Golden Hill’s Influx Café is an apt location for an impromptu photo shoot. The slick, midcentury-modern aesthetic, the black-and-red color scheme and the big windows letting in natural light are perfect for the hip patrons seated and staring into their MacBooks.
A local photographer is quietly documenting scenes at Influx and a few other neighborhood locales and posting them to his Instagram feed, where his more than 1,000 followers respond favorably to each portrait. He takes photos of his subjects without their knowledge, which isn’t a new practice, either in the long history of traditional street and documentary photography or the relatively recent trend of online photo sharing (common hashtags like #creepshot and #hiddencamera indicate a clandestine shot).
The shutterbug, who would only go by his Quiet Observer pseudonym due to the nature of his anonymous art project, says he’s tried to build an audience outside San Diego.
“The idea was always to capture a time and place,” he explains in an email. “I figured these sorts of photos would be of more interest, and be better received, locally a few years down the road—more as a look back at a time that is now gone.”
Some of the photos’ subjects have recently discovered the Instagram feed, though, and not everyone views it as a harmless art project.

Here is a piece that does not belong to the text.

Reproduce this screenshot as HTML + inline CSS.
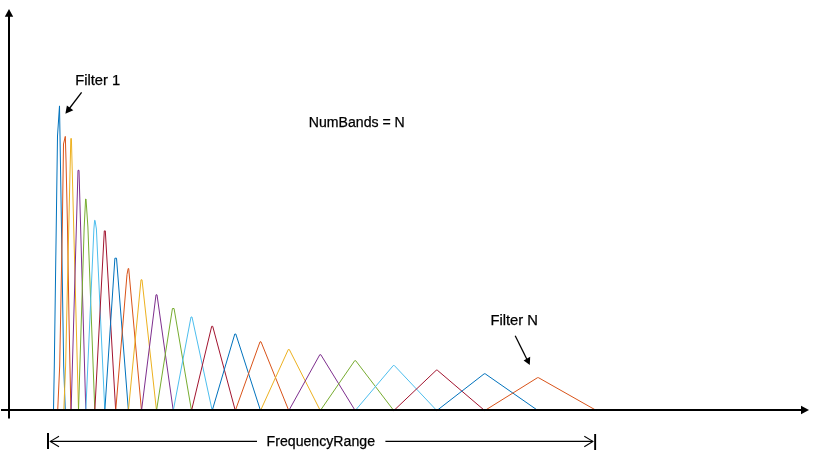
<!DOCTYPE html>
<html><head><meta charset="utf-8"><title>Filter bank</title>
<style>
html,body{margin:0;padding:0;background:#fff;}
svg{display:block;}
text{font-family:"Liberation Sans",sans-serif;font-size:14px;fill:#000;stroke:#000;stroke-width:0.25px;}
</style></head>
<body>
<svg width="818" height="460" viewBox="0 0 818 460">
<rect width="818" height="460" fill="#fff"/>
<g fill="none" stroke-width="1.0" stroke-linejoin="round" stroke-linecap="butt">
<polyline points="53.5,410.6 54.3,366 57.5,136 59.5,105.9 60,136 63.7,366 65.3,410.6" stroke="#0072BD"/>
<polyline points="57.7,410.6 59.7,366 62.3,227 63.5,144 65.3,136.4 66,160 67.5,227 69,320 70.9,410.6" stroke="#D95319"/>
<polyline points="63.8,410.6 65.6,366 70.8,138.5 71.4,138.5 78.5,410.6" stroke="#EDB120"/>
<polyline points="71.1,410.6 78.00,170.3 79.00,170.3 85.8,410.6" stroke="#7E2F8E"/>
<polyline points="78.5,410.6 84.2,227 85.6,199 86.0,199 87.9,227 94.8,410.6" stroke="#77AC30"/>
<polyline points="85.8,410.6 93.9,229 94.6,220.3 95.0,220.3 96.4,229 104.8,410.6" stroke="#4DBEEE"/>
<polyline points="94.8,410.6 104.30,230.9 105.30,230.9 115.7,410.6" stroke="#A2142F"/>
<polyline points="104.8,410.6 114.90,258.2 116.50,258.2 128.4,410.6" stroke="#0072BD"/>
<polyline points="115.7,410.6 127.0,274.5 128.2,268.5 128.7,268.5 141.5,410.6" stroke="#D95319"/>
<polyline points="128.4,410.6 141.00,279.8 142.00,279.8 156.5,410.6" stroke="#EDB120"/>
<polyline points="141.5,410.6 156.00,294.8 157.00,294.8 173.25,410.6" stroke="#7E2F8E"/>
<polyline points="156.5,410.6 172.45,308.5 174.05,308.5 191.5,410.6" stroke="#77AC30"/>
<polyline points="173.25,410.6 191.00,317.0 192.00,317.0 212.2,410.6" stroke="#4DBEEE"/>
<polyline points="191.5,410.6 211.70,326.3 212.70,326.3 235.3,410.6" stroke="#A2142F"/>
<polyline points="212.2,410.6 234.80,334.0 235.80,334.0 260.5,410.6" stroke="#0072BD"/>
<polyline points="235.3,410.6 260.00,341.8 261.00,341.8 288.8,410.6" stroke="#D95319"/>
<polyline points="260.5,410.6 288.30,349.5 289.30,349.5 320.3,410.6" stroke="#EDB120"/>
<polyline points="288.8,410.6 319.80,354.7 320.80,354.7 355.2,410.6" stroke="#7E2F8E"/>
<polyline points="320.3,410.6 354.70,360.7 355.70,360.7 393.8,410.6" stroke="#77AC30"/>
<polyline points="355.2,410.6 393.30,365.5 394.30,365.5 436.8,410.6" stroke="#4DBEEE"/>
<polyline points="393.8,410.6 436.30,370.2 437.30,370.2 484.7,410.6" stroke="#A2142F"/>
<polyline points="436.8,410.6 484.20,373.8 485.20,373.8 538,410.6" stroke="#0072BD"/>
<polyline points="484.7,410.6 537.50,377.7 538.50,377.7 596.6,410.6" stroke="#D95319"/>
</g>
<!-- axes -->
<rect x="8" y="15" width="2" height="403.5" fill="#000"/>
<polygon points="9,9 13.2,16.8 4.8,16.8" fill="#000"/>
<rect x="1" y="409" width="801" height="2" fill="#000"/>
<polygon points="809,410 801,405.8 801,414.2" fill="#000"/>
<!-- frequency range -->
<rect x="47" y="433" width="2" height="16" fill="#000"/>
<rect x="594.2" y="434" width="1.9" height="16" fill="#000"/>
<g stroke="#000" stroke-width="1.3" fill="none">
<line x1="50.5" y1="441.4" x2="257" y2="441.4"/>
<line x1="385.4" y1="441.4" x2="593" y2="441.4"/>
<polyline points="59,436.3 50.3,441.4 59,446.8" stroke-width="1.1"/>
<polyline points="584.3,436.3 592.9,441.4 584.3,446.8" stroke-width="1.1"/>
<line x1="81.6" y1="92.4" x2="69" y2="109"/>
<line x1="515.2" y1="335.7" x2="527" y2="359.5"/>
</g>
<polygon points="65.4,113.8 66.9,105.6 73.3,110.3" fill="#000"/>
<polygon points="529.8,365 523.6,360.6 530.2,356.8" fill="#000"/>
<text x="75.2" y="85" textLength="45" lengthAdjust="spacingAndGlyphs">Filter 1</text>
<text x="308.8" y="127" textLength="96" lengthAdjust="spacingAndGlyphs">NumBands = N</text>
<text x="490.4" y="325" textLength="47.5" lengthAdjust="spacingAndGlyphs">Filter N</text>
<text x="266.6" y="446" textLength="108.4" lengthAdjust="spacingAndGlyphs">FrequencyRange</text>
</svg>
</body></html>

One Influx regular who prefers not to be named because she doesn’t want to be identified in the photos, said she caught Quiet Observer taking her photo, and it made her extremely uncomfortable.
“The close-up photos he posts make me cringe,” she says. The subjects “kind of seem like victims of his creepy hobby.”

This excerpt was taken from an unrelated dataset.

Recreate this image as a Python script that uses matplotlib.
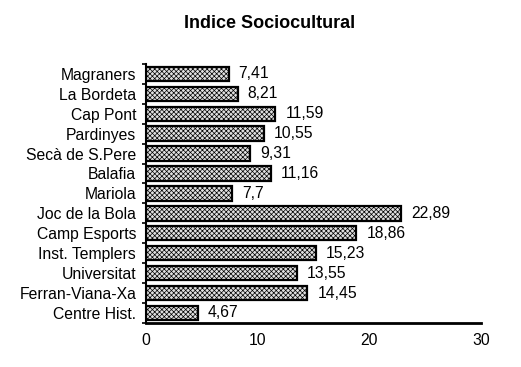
import numpy as np
import matplotlib.pyplot as plt

categories = ['Magraners', 'La Bordeta', 'Cap Pont', 'Pardinyes', 'Secà de S.Pere',
              'Balafia', 'Mariola', 'Joc de la Bola', 'Camp Esports', 'Inst. Templers',
              'Universitat', 'Ferran-Viana-Xa', 'Centre Hist.']
values = [7.41, 8.21, 11.59, 10.55, 9.31, 11.16, 7.7, 22.89, 18.86, 15.23, 13.55, 14.45, 4.67]
xticks = [0, 10, 20, 30]

plt.rcParams['font.family'] = ['Liberation Sans', 'DejaVu Sans']
plt.rcParams['hatch.color'] = '#6a6a6a'
plt.rcParams['hatch.linewidth'] = 0.5

fig = plt.figure(figsize=(5.21, 3.67), dpi=100)
ax = fig.add_axes([0.280, 0.120, 0.643, 0.706])

fs = 11.3
y = np.arange(len(categories))
ax.barh(y, values, height=0.72, color='#e0e0e0', edgecolor='black', linewidth=1.6,
        hatch='xxxxxxx')
for yi, v in zip(y, values):
    ax.text(v + 0.9, yi, f'{v:g}'.replace('.', ','), va='center', ha='left', fontsize=fs)

ax.set_yticks(y)
ax.set_yticklabels(categories, fontsize=fs)
ax.set_yticks(np.arange(-0.5, len(categories), 1), minor=True)
ax.tick_params(axis='y', which='major', length=0, pad=7)
ax.tick_params(axis='y', which='minor', length=3, width=1.2, direction='out')
ax.set_ylim(len(categories) - 0.5, -0.5)

ax.set_xlim(0, 30)
ax.set_xticks(xticks)
ax.tick_params(axis='x', length=0, labelsize=fs, pad=7)

for s in ['top', 'right']:
    ax.spines[s].set_visible(False)
ax.spines['left'].set_linewidth(1.5)
ax.spines['bottom'].set_linewidth(2)

fig.text(0.518, 0.935, 'Indice Sociocultural', ha='center', va='center',
         fontsize=13, fontweight='bold')

fig.savefig('out.png', dpi=100)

Others, like Roy Purdy, a regular who’s shown up in the feed, says he doesn’t think the photos are intrusive. With the ubiquity of photo-capable smartphones, he says, there’s always a chance of being photographed in public.
“It’s not like he’s trying to make any money off of this,” Purdy says. “It’s just a guy on Instagram… And they’re actually really nice shots of people.”

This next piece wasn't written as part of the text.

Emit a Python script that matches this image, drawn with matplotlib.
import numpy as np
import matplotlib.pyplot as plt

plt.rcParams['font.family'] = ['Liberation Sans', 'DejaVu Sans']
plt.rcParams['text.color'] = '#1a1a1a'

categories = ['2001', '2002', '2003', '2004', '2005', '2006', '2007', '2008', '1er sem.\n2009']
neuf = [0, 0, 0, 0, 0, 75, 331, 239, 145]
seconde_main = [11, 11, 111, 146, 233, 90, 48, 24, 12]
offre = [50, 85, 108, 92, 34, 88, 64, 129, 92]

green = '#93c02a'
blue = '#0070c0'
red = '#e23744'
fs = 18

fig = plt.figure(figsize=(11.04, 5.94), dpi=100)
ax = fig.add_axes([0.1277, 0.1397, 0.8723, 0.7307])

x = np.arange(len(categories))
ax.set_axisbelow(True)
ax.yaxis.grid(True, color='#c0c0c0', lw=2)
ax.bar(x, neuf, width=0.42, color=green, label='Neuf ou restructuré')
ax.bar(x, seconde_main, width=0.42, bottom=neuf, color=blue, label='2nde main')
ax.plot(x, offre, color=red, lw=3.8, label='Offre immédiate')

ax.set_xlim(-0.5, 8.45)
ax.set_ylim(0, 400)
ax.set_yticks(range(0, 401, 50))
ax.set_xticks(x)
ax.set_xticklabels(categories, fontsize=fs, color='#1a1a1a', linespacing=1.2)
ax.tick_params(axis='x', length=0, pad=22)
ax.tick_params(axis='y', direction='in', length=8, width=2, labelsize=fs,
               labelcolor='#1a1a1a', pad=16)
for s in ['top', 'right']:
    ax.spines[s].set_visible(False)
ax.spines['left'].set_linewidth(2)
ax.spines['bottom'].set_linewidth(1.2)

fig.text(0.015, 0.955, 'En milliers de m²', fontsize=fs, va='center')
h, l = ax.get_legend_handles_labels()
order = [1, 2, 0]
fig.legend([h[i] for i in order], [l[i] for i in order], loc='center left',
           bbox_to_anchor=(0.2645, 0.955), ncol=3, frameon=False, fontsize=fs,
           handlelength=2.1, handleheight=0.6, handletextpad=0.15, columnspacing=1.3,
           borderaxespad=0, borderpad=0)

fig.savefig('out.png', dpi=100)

Quiet Observer says his intention is not to make waves, but he thinks the proliferation of camera phones and Instagrammers purposefully taking compromising, secret photos is leading to a backlash against the work he and other street photographers try to do in a more respectful way.
The project is legal, and even Jason Twilla, one of Influx’s owners, says that while he doesn’t want any of his patrons to feel uncomfortable, he thinks the photos serve as interesting time capsules.
“I like the pictures,” Twilla said. “And part of the allure here—we’re kind of a fish bowl. Influx is a place you want to be seen.”